OVERLAND PARK, Kan. — Police complain they’re getting a lot of accidental phone calls for help, and it’s become a distraction.
A spokesperson for Overland Park police said the calls seem to be coming from Apple Watch users, who frequently graze against the watch’s touchscreen or large buttons on the side. Most of the time, those users are unaware they’ve called police until the call has been answered.
“What happens is while people are moving around in their sleep or exercising, they’ll get the Apple Watch into the emergency mode. Without knowing it, the watch will actually call 911,” Overland Park Police Capt. Jim Sutterby said.
Sutterby said when dispatchers call the accidental callers back, they sometimes claim their Apple Watch triggered the call. Dispatchers are required to return calls that result in the caller hanging up or remaining silent.
The unwanted calls distract emergency dispatchers and take away resources meant for actual emergencies. Sutterby said Overland Park’s 911 center gets around 250 calls per hour.

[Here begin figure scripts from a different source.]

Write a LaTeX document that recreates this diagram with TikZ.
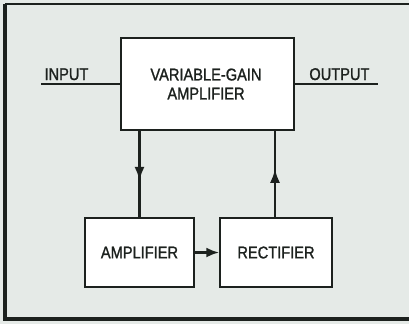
\documentclass[tikz,border=0pt]{standalone}
\usepackage{fontspec}
\setmainfont{Liberation Sans}[FakeStretch=0.86,FakeBold=1.2]
\usetikzlibrary{arrows.meta,decorations.markings}
\definecolor{bg}{HTML}{E5EAE7}
\definecolor{ink}{HTML}{1C211E}
\begin{document}
\begin{tikzpicture}[x=1pt,y=-1pt,
  blk/.style={draw=ink,line width=1.4pt,fill=white,inner sep=0pt},
  lbl/.style={font=\fontsize{17}{19}\selectfont,text=ink,align=center},
  wire/.style={draw=ink,line width=2.6pt},
  midarrow/.style={postaction={decorate},decoration={markings,
    mark=at position #1 with {\arrow{Latex[length=14pt,width=10pt]}}}}
]
\useasboundingbox (0,0) rectangle (409,324);
\fill[bg] (0,0) rectangle (409,324);
\draw[ink,line width=4pt] (5,4) -- (5,319) -- (412,319);
\draw[ink,line width=2.5pt] (5,4) -- (412,4);
% boxes
\node[blk,minimum width=173pt,minimum height=92pt] (vga) at (207.5,84) {};
\node[lbl] (vgat) at (206,84) {VARIABLE-GAIN\\AMPLIFIER};
\node[blk,minimum width=109pt,minimum height=69pt] (amp) at (139.5,252.5) {};
\node[lbl] at (amp.center) {AMPLIFIER};
\node[blk,minimum width=112pt,minimum height=69pt] (rect) at (276,252.5) {};
\node[lbl] at (rect.center) {RECTIFIER};
% input / output
\coordinate (in) at (41,84);
\coordinate (out) at (378,84);
\draw[wire] (in) -- (vga.west);
\draw[wire] (vga.east) -- (out);
\node[lbl,anchor=base west] (inl) at (41,80) {INPUT};
\node[lbl,anchor=base east] (outl) at (373,80) {OUTPUT};
% feedback loop
\draw[wire,midarrow=0.58] (vga.south -| amp.center) -- (amp.north);
\draw[wire,midarrow=0.56] (rect.north -| 275,0) -- (vga.south -| 275,0);
\draw[wire,-{Latex[length=13pt,width=10pt]}] (amp.east) -- (rect.west);
\end{tikzpicture}
\end{document}
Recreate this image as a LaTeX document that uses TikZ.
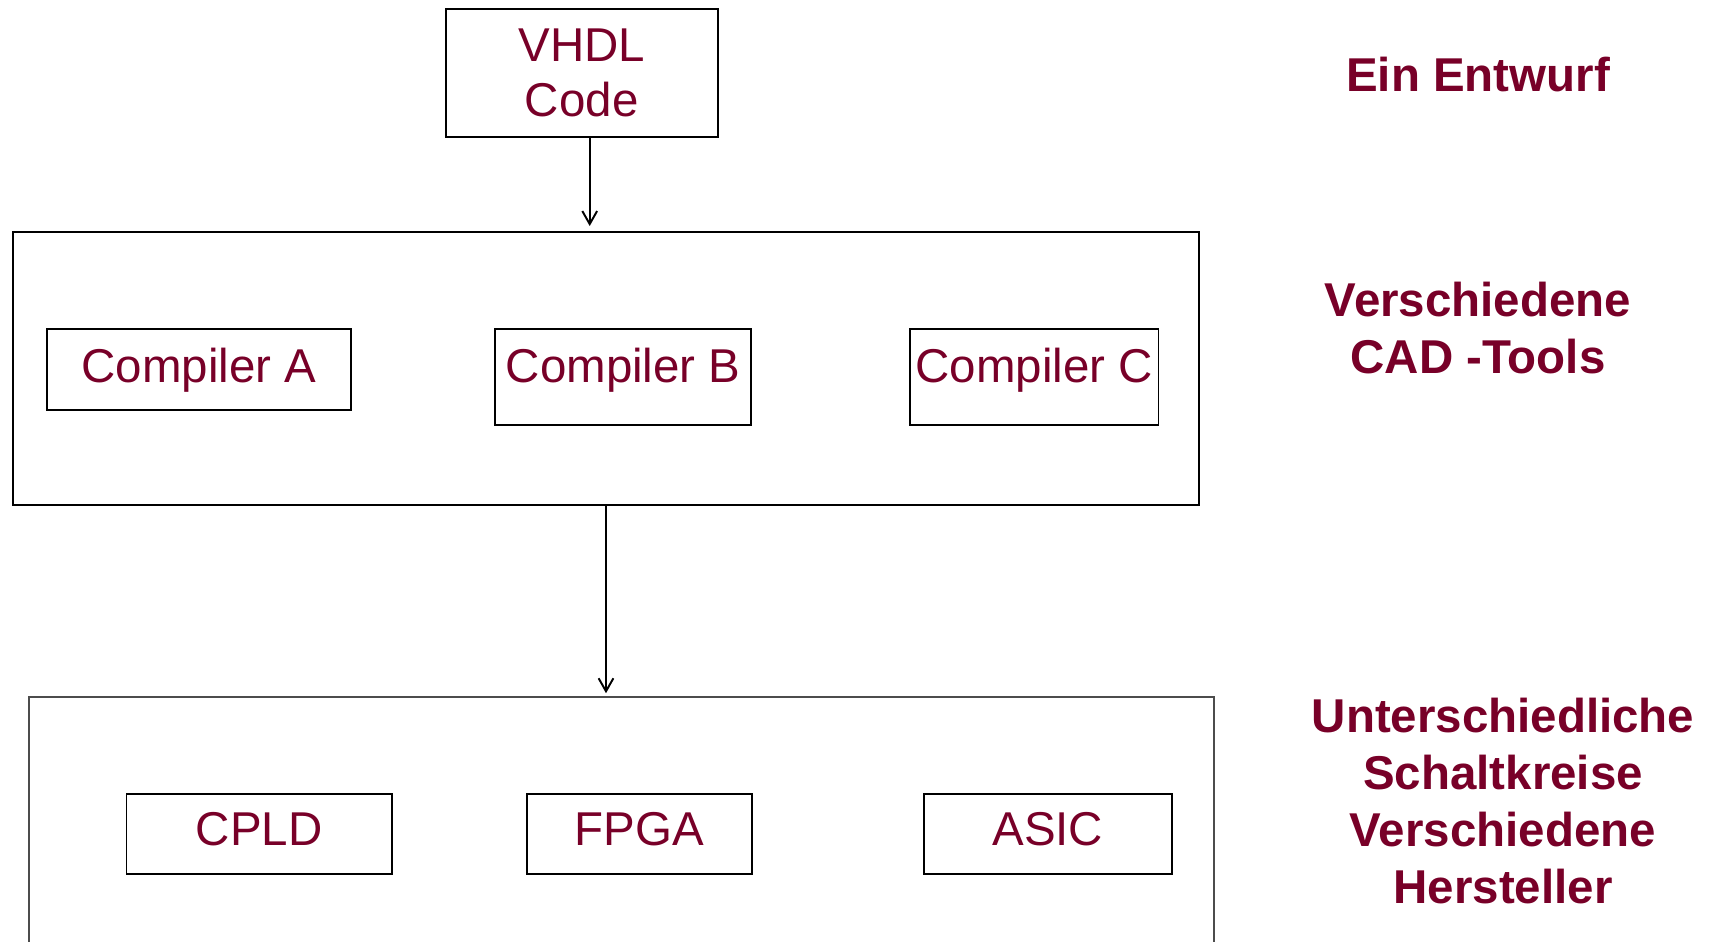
\documentclass[tikz,border=0pt]{standalone}
\usepackage{fontspec}
\setmainfont{Liberation Sans}
\usetikzlibrary{positioning,arrows.meta}
\definecolor{dkred}{RGB}{120,0,40}

\begin{document}
\begin{tikzpicture}[x=0.01cm,y=-0.01cm]
\tikzstyle{frame}=[draw,line width=0.55pt,inner sep=0pt]
\tikzstyle{box}=[draw,line width=0.55pt,inner sep=0pt,text=dkred,font=\fontsize{13.5}{15.6}\selectfont]
\tikzstyle{side}=[text=dkred,align=center,font=\fontsize{13.5}{16.2}\selectfont\bfseries]
\tikzstyle{arr}=[line width=0.55pt,-{Straight Barb[length=3.7pt,width=4.2pt]}]
\useasboundingbox (0,0) rectangle (1711,942);
% frames
\node [frame,minimum width=11.86cm,minimum height=2.73cm] (tools) at (606,368.5) {};
\node [frame,draw=black!70,line width=0.4pt,minimum width=11.84cm,minimum height=3cm] (chips) at (621.5,847) {};
% boxes
\node [box,align=center,minimum width=2.72cm,minimum height=1.277cm] (vhdl) at (581.7,72.9) {VHDL\\Code};
\node [box,anchor=north west,minimum width=3.04cm,text height=15.28pt,text depth=7.77pt] (ca) at (46,328) {Compiler A};
\node [box,minimum width=2.56cm,text height=15.28pt,text depth=12.04pt,base right=1.42cm of ca] (cb) {Compiler B};
\node [box,minimum width=2.48cm,text height=15.28pt,text depth=12.04pt,base right=1.57cm of cb] (cc) {Compiler C};
\node [box,anchor=north west,minimum width=2.65cm,text height=14.51pt,text depth=8.34pt] (cpld) at (125.5,793) {CPLD};
\node [box,minimum width=2.25cm,text height=14.51pt,text depth=8.34pt,base right=1.33cm of cpld] (fpga) {FPGA};
\node [box,minimum width=2.48cm,text height=14.51pt,text depth=8.34pt,base right=1.70cm of fpga] (asic) {ASIC};
% side texts (base = last line)
\node [side,anchor=base] (t1) at (1478,91.7) {Ein Entwurf};
\node [side,anchor=base] (t2) at (1478,373.3) {Verschiedene\\CAD -Tools};
\node [side,anchor=base] (t3) at (1503,903.3) {Unterschiedliche\\Schaltkreise\\Verschiedene\\Hersteller};
% arrows
\coordinate (a1) at ([xshift=0.08cm]vhdl.south);
\draw [arr,shorten >=1.4pt] (a1) -- (a1 |- tools.north);
\draw [arr,shorten >=0.85pt] (tools.south) -- (tools.south |- chips.north);
\end{tikzpicture}
\end{document}
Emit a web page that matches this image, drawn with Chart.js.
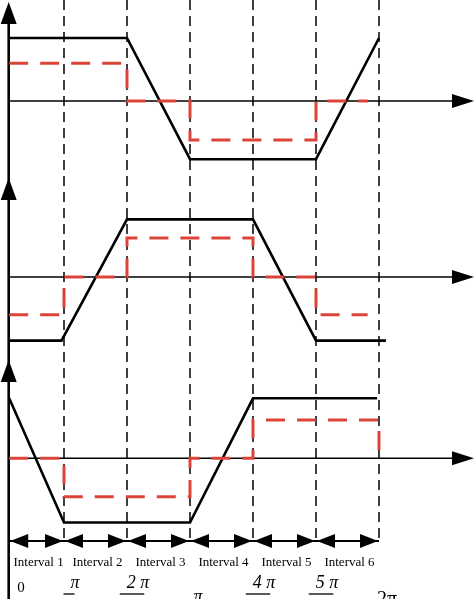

Tech experts FOX4 spoke with said this is common. Jae Reynolds, manager at the Mobile Revive store in Westport, said he advises customers to buy a protective case for their Apple Watches. That provides protection for those knobs and buttons.
Reynolds said there’s also the option of turning off the iPhone’s SOS function. That can be done within the connected iPhone’s settings.
“Once you have it on, it’s easy to hit a setting on there because you’re constantly moving around with it, in and out of your pocket. Things like that. It’s easy to call someone on accident,” Reynolds said.
FOX4 reached out to Apple. The company said it wasn’t familiar with this problem, but the Emergency SOS function has been useful in life-threatening situations.
Sutterby advises callers who accidentally call 911 not to hang up; just advise the dispatcher of the accidental call instead.